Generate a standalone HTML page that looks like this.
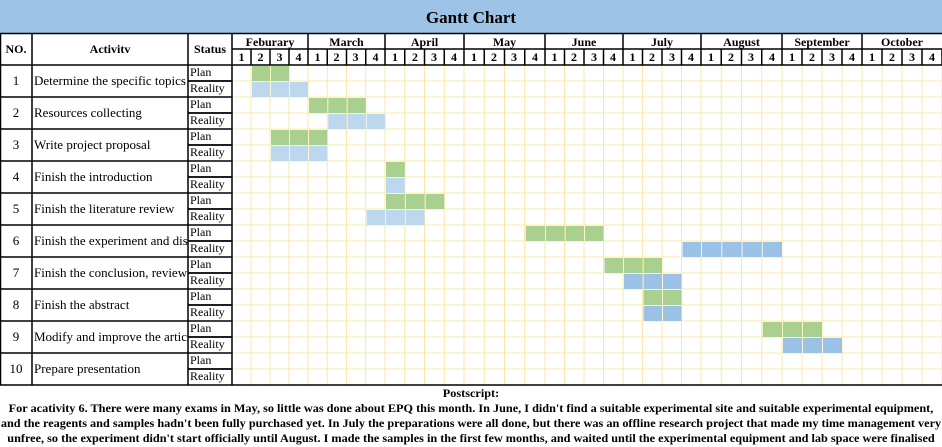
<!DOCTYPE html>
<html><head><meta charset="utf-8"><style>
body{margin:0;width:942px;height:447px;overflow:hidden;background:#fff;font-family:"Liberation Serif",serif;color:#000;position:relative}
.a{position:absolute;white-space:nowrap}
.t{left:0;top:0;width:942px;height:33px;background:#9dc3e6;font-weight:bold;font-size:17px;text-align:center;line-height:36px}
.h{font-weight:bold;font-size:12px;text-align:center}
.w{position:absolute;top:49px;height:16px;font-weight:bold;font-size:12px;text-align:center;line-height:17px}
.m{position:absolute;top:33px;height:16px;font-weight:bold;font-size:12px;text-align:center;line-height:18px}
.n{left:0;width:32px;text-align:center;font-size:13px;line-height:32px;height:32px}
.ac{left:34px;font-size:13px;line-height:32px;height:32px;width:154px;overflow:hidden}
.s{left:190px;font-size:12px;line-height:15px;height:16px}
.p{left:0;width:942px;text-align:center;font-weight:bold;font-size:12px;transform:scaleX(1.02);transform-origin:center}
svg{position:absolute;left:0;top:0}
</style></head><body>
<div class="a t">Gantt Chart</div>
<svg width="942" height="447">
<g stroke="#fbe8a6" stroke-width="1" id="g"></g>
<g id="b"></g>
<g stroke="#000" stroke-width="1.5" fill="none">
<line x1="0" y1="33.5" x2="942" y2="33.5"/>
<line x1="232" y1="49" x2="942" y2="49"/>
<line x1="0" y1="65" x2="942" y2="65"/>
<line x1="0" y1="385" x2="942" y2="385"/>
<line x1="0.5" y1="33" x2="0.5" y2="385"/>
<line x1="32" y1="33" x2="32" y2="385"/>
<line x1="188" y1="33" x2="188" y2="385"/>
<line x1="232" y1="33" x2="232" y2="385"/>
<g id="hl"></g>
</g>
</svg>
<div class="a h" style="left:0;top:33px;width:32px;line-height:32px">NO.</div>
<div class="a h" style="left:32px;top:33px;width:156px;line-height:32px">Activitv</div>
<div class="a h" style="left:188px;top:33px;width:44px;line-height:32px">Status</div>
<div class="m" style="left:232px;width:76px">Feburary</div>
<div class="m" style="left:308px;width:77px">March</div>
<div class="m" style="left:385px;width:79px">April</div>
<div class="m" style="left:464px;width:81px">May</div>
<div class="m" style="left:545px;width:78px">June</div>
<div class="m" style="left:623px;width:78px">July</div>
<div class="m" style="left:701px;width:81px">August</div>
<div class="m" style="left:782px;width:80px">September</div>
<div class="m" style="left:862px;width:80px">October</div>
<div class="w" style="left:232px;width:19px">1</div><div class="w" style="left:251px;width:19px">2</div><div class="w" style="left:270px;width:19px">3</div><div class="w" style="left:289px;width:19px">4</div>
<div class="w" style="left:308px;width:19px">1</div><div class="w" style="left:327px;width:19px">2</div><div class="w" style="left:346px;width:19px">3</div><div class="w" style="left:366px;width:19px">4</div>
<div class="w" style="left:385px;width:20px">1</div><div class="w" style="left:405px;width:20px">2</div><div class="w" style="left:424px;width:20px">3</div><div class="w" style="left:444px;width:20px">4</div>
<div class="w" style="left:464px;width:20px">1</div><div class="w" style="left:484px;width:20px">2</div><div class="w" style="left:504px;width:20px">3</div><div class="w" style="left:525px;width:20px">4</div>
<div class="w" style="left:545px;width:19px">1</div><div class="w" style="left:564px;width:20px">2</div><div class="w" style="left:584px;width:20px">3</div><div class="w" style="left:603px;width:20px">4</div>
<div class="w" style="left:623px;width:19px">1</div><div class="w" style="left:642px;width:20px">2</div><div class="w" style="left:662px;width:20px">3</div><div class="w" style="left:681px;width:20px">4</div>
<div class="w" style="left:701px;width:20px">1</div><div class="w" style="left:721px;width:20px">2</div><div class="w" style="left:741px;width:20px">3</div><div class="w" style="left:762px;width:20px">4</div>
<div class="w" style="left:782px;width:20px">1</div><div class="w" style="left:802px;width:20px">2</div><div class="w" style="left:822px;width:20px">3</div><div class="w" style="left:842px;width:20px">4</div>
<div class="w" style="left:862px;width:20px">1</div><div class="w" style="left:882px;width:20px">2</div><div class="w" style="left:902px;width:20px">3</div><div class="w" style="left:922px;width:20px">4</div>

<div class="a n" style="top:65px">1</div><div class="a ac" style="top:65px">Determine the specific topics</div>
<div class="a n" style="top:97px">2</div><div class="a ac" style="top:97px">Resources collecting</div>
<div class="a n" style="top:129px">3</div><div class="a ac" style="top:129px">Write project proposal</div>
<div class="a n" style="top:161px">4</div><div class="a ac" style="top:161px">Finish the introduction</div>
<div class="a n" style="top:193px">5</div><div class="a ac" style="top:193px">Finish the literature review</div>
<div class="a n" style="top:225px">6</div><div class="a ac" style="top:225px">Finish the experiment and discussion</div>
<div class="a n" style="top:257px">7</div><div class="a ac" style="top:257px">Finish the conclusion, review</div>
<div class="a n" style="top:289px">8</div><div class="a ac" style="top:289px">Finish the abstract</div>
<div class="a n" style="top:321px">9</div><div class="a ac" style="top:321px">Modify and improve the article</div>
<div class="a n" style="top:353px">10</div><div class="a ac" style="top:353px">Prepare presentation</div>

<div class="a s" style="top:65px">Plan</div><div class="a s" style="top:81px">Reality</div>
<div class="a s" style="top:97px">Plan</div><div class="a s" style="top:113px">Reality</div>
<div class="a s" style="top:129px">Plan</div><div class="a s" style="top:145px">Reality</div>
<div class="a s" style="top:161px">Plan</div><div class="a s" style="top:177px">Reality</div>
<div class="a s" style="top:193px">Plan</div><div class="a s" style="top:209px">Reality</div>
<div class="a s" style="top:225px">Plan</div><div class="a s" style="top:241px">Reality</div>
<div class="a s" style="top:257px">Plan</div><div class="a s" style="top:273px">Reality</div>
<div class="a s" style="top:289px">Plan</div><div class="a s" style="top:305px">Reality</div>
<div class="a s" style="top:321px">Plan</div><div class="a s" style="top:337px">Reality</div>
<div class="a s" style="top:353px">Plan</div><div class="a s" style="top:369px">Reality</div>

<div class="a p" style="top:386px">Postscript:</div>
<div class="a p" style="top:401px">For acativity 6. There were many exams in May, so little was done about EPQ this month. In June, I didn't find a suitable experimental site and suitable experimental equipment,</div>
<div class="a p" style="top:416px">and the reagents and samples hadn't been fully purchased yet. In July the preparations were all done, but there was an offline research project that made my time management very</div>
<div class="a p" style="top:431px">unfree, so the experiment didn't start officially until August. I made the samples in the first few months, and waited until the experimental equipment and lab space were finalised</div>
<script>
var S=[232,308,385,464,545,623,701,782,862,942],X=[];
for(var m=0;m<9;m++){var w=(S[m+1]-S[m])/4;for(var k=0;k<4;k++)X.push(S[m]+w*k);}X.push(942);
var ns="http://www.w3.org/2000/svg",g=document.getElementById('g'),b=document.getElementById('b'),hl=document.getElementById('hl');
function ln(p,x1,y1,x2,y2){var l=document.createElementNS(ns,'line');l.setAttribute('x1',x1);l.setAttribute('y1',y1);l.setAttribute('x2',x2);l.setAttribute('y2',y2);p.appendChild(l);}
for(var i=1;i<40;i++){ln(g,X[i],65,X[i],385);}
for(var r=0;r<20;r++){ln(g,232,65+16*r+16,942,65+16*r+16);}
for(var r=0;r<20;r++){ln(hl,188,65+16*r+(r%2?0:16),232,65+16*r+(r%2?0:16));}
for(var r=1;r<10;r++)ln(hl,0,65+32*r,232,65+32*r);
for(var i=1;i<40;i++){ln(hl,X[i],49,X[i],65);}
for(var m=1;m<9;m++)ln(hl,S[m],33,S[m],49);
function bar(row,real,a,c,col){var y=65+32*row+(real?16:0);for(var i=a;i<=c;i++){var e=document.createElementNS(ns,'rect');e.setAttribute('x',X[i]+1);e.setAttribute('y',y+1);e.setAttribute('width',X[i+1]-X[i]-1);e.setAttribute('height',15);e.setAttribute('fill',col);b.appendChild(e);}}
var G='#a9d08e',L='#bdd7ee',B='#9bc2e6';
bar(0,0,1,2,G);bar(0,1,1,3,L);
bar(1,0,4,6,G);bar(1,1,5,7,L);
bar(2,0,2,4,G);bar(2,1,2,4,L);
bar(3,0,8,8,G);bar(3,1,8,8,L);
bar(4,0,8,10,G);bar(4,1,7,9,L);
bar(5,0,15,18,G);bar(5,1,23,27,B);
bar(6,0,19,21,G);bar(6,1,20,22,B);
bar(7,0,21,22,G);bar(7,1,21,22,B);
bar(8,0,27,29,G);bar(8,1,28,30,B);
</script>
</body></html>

WHAT YOU ARE ASKED TO DO: Pick each line holding the word "that" out of the listing.

TASK RESPONSE:
Generate a standalone HTML page that looks like this.
<div class="a p" style="top:416px">and the reagents and samples hadn't been fully purchased yet. In July the preparations were all done, but there was an offline research project that made my time management very</div>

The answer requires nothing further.